People have said that you can never go home again. As if once you leave the place that raised you, it turns its back on all of your future endeavors. Now that I’ve had my fair share of going home again, I’ve realized that the door never closes. It might look a little bit smaller than when you first left, but the locks never change.
Somewhere along the line, it became so important to get away from where we grew up. No matter if it was a small town or big city; eventually, the confines of “home” became suffocating instead of comforting. We breathed a sigh of relief with diplomas clenched between our fingers and spent an entire summer saying goodbye.

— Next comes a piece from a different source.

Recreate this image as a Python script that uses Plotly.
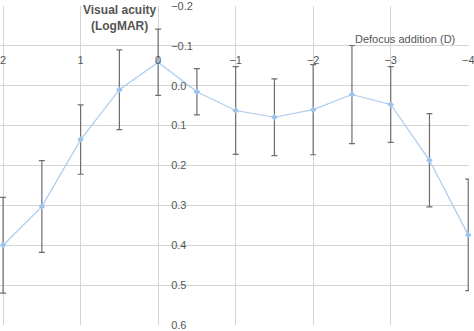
import plotly.graph_objects as go

defocus = [2.0, 1.5, 1.0, 0.5, 0.0, -0.5, -1.0, -1.5, -2.0, -2.5, -3.0, -3.5, -4.0]
logmar = [0.40, 0.303, 0.135, 0.01, -0.059, 0.015, 0.062, 0.079, 0.06, 0.022, 0.047, 0.187, 0.374]
sd = [0.12, 0.115, 0.087, 0.10, 0.083, 0.058, 0.11, 0.096, 0.113, 0.123, 0.095, 0.117, 0.14]

x_range = [2.04, -4.01]
y_range = [0.6, -0.2]

font = dict(family="Liberation Sans, Arial, sans-serif", size=11, color="#555555")

fig = go.Figure()
fig.add_trace(go.Scatter(
    x=defocus, y=logmar, mode="lines+markers",
    line=dict(color="#a9ccf0", width=1.2),
    marker=dict(color="#9cc3ec", size=5, symbol="diamond"),
    error_y=dict(type="data", array=sd, visible=True, color="#6e6e6e", thickness=1.2, width=3),
    cliponaxis=False, showlegend=False,
))

ypos_frac = (x_range[0] - 0) / (x_range[0] - x_range[1])
xpos_frac = (y_range[0] - (-0.1)) / (y_range[0] - y_range[1])

fig.update_layout(
    width=474, height=331,
    margin=dict(l=0, r=0, t=3, b=3),
    plot_bgcolor="white", paper_bgcolor="white",
    font=font,
    xaxis=dict(range=x_range, dtick=1, tick0=0, showgrid=True, gridcolor="#d4d4d4", gridwidth=1,
               zeroline=False, showline=False, anchor="free", position=xpos_frac, side="bottom",
               ticks="", tickfont=font, ticklabeloverflow="allow", ticklabelstandoff=6),
    yaxis=dict(range=y_range, dtick=0.1, tick0=0, tickformat=".1f", showgrid=True, gridcolor="#d4d4d4",
               gridwidth=1, zeroline=False, showline=False, anchor="free", position=ypos_frac,
               side="right", ticks="", tickfont=font, ticklabeloverflow="allow", ticklabelstandoff=12),
    annotations=[
        dict(text="<b>Visual acuity<br>(LogMAR)</b>", x=0.5, y=-0.17, xref="x", yref="y",
             showarrow=False, font=dict(family="Liberation Sans, Arial, sans-serif", size=12, color="#555555")),
        dict(text="Defocus addition (D)", x=-3.19, y=-0.117, xref="x", yref="y", showarrow=False,
             font=font),
    ],
)

fig.write_html("out.html")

I kept thinking that it wasn’t the ability to go home again that was taken away from you once you left, but the ability to be the person you were before you left. Was there really any difference? I left home with the supposed realization that when I returned, it wouldn’t be the same. Imagine my surprise when, for the most part, it was.
You can go home again because home is the only place that unconditionally accepts you—regardless of how many times you pushed against it. There is nothing that makes more sense than a lazy morning spent on the same couch you’ve sat on since you were seven, or a cup of coffee in your favorite mug that has a chip on the left side. Home is history, your history; it speaks of the stories you tell when you find yourself in some place new. It has seen you all skinned up knees and runny noses and it welcomes you back half an inch taller with shorter hair without asking questions.
It’s the only place you can go where you know without a doubt the water pressure in the shower or how long to leave your bread in the toaster without burning it. It is the only place you can eat burnt toast and feel okay about it. The only place you’d ever feel safe driving home with one headlight burnt out.
I wish there was a word for the feeling of being almost home, a word for the comforting lull of a highway when your exit sign is just coming into view. But I know you all know the exact feeling I'm talking about.